A Russian tug which sparked international attention for her activity around Shetland’s coast is now heading away from the isles northwards – after being under “observation” by a Nato ship now berthed Lerwick.
The Nikolay Chiker had been plying the waters to the east and west of Shetland over recent days.
The minesweeper Otra, which can also act as a warship for the Norwegian Navy, is currently in Lerwick Harbour.
Her commander Kare Schiotz confirmed to The Shetland Times that they had been made aware of the Russian vessel’s position and had been monitoring her operating around the coastline and – particularly in areas near oil pipelines, Sullom Voe and Saxa Vord.
“We have been having a look at her,” he said, adding they could not provide any additional information on the operation.
MP Alistair Carmichael, earlier this week, had sought assurances in the UK parliament over infrastructure security following the unusual movements of the Russian vessel.
In a debate over the UK government’s Net Zero strategy Mr Carmichael asked for an update from the energy minister and Ministry of Defence colleagues on actions to ensure the security of energy and other infrastructure assets.
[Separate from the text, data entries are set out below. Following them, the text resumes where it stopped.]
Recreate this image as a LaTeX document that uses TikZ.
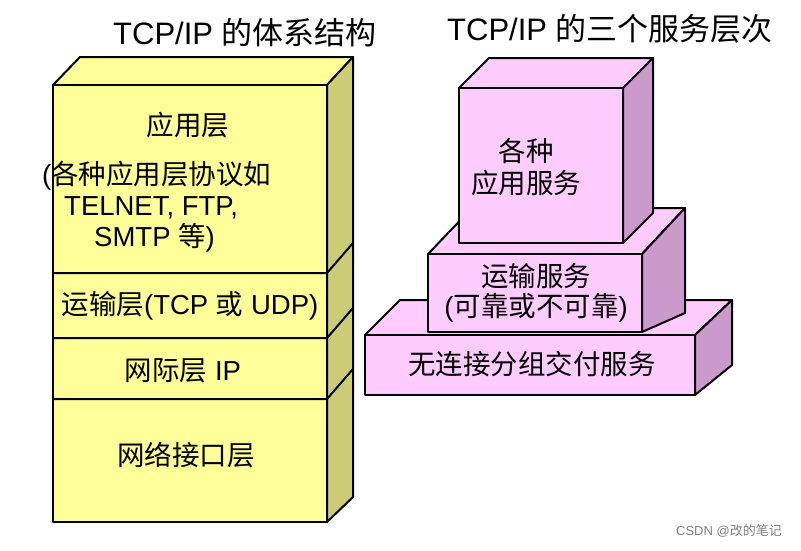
\documentclass[tikz,border=0pt]{standalone}
\usepackage{fontspec}
\setmainfont{Liberation Sans}
\newfontfamily\cjk{Noto Sans CJK SC}
\begin{document}
\begin{tikzpicture}[x=1pt,y=-1pt,
  edge/.style={draw=black,line width=2pt,line join=round},
  yside/.style={edge,fill=yside},
  pside/.style={edge,fill=pside},
  lbl/.style={font=\fontsize{27.5}{33}\selectfont,align=center,inner sep=0pt},
  ttl/.style={font=\fontsize{31}{34}\selectfont,inner sep=0pt}]
\definecolor{yfront}{HTML}{FFFF99}
\definecolor{yside}{HTML}{CCCC77}
\definecolor{pfront}{HTML}{FFCCFF}
\definecolor{pside}{HTML}{CC99CC}
\useasboundingbox (0,0) rectangle (801,550);
% left stack
\path[edge,fill=yfront] (53,85) -- (80,57) -- (353,57) -- (327,85) -- cycle;
\path[yside] (327,85) -- (353,57) -- (353,497) -- (327,522) -- cycle;
\path[edge,fill=yfront] (53,85) rectangle (327,522);
\foreach \yy in {273,338,399}{
  \draw[edge] (53,\yy) -- (327,\yy) -- (353,\yy-30);}
% right: bottom slab
\path[edge,fill=pfront] (365,335) -- (400,300) -- (732,300) -- (695,335) -- cycle;
\path[pside] (695,335) -- (732,300) -- (732,365) -- (695,395) -- cycle;
\path[edge,fill=pfront] (365,335) rectangle (695,395);
% middle slab
\path[edge,fill=pfront] (428,254) -- (472,208) -- (685,208) -- (642,254) -- cycle;
\path[pside] (642,254) -- (685,208) -- (685,313) -- (642,332) -- cycle;
\path[edge,fill=pfront] (428,254) rectangle (642,332);
% top box
\path[edge,fill=pfront] (459,88) -- (489,58) -- (653,58) -- (623,88) -- cycle;
\path[pside] (623,88) -- (653,58) -- (653,213) -- (623,243) -- cycle;
\path[edge,fill=pfront] (459,88) rectangle (623,243);
% texts
\node[ttl] (t1) at (245,33) {TCP/IP {\cjk 的体系结构}};
\node[ttl] (t2) at (610,29) {TCP/IP {\cjk 的三个服务层次}};
\node[lbl] (app) at (188,125) {\cjk 应用层};
\node[lbl,align=left,anchor=north west] (appd) at (42,161) {({\cjk 各种应用层协议如}\\[-2pt]\hspace*{22pt}TELNET, FTP,\\[-2pt]\hspace*{52pt}SMTP {\cjk 等})};
\node[lbl] (tr) at (190,306) {{\cjk 运输层}(TCP {\cjk 或} UDP)};
\node[lbl] (ip) at (183,371) {{\cjk 网际层} IP};
\node[lbl] (ni) at (186,455) {\cjk 网络接口层};
\node[lbl] (as) at (526,167) {\cjk 各种\\[-1pt]\cjk 应用服务};
\node[lbl] (ts) at (536,293) {\cjk 运输服务\\[-3pt]({\cjk 可靠或不可靠})};
\node[lbl] (cs) at (532,364) {\cjk 无连接分组交付服务};
\node[font=\fontsize{13}{15}\selectfont\color{gray},anchor=east,inner sep=0pt] (wm) at (782,531) {CSDN @{\cjk 改的笔记}};
\end{tikzpicture}
\end{document}
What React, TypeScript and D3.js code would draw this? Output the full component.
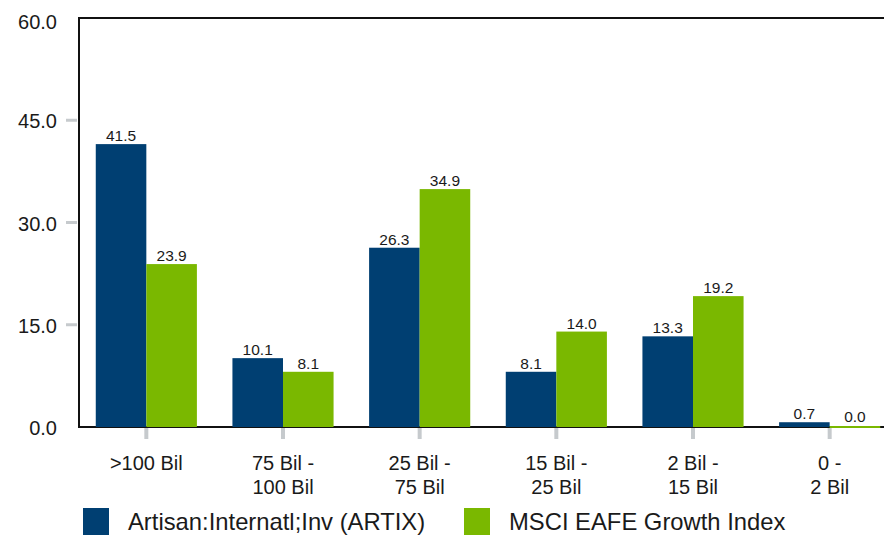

The Russian tug Nikolay Chiker had been steaming back and forth in areas close to a number of important oil and gas pipelines feeding the Sullom Voe Terminal and the Shetland Gas Plant.
The Norwegian minesweeper shadowed the vessel for a period on Wednesday before steaming to Lerwick for a Shetland Bus wreath laying ceremony on Friday.
Speaking in Parliament, Mr Carmichael said: “There is more to energy security than just what we produce and where – it is also about the protection of infrastructure and assets.
“All this week we had had a Russian tug steaming up and down to the east of Shetland in the vicinity of the pipelines serving Brent and Ninian. This morning that tug has gone round to the northwest of Shetland and is now doing the same thing in the vicinity of the pipeline servicing the Laggan field.
“It is a merchant vessel, but we know that the Russian military often purpose merchant vessels in this way.
“So can I ask the minister if he will speak to his colleagues in the Ministry of Defence to see first of all, if they know what is going on, and secondly if they don’t know will they then find out, and third: what will we be doing in the long term to protect these vital national assets?”
Energy minister Graham Stuart gave assurances that he would follow up “offline” with colleagues in the Ministry of Defence.
Reacting after the exchange, Mr Carmichael said: “No one seems to know what this vessel is doing but if we don’t at least try to find out then we shall never know.
“I would rather raise concerns now and be told there is nothing to worry about than sit back and find out later that we are dealing with a catastrophe of some sort. This is critical energy and telecommunications infrastructure we are talking about – it has got to be a priority.”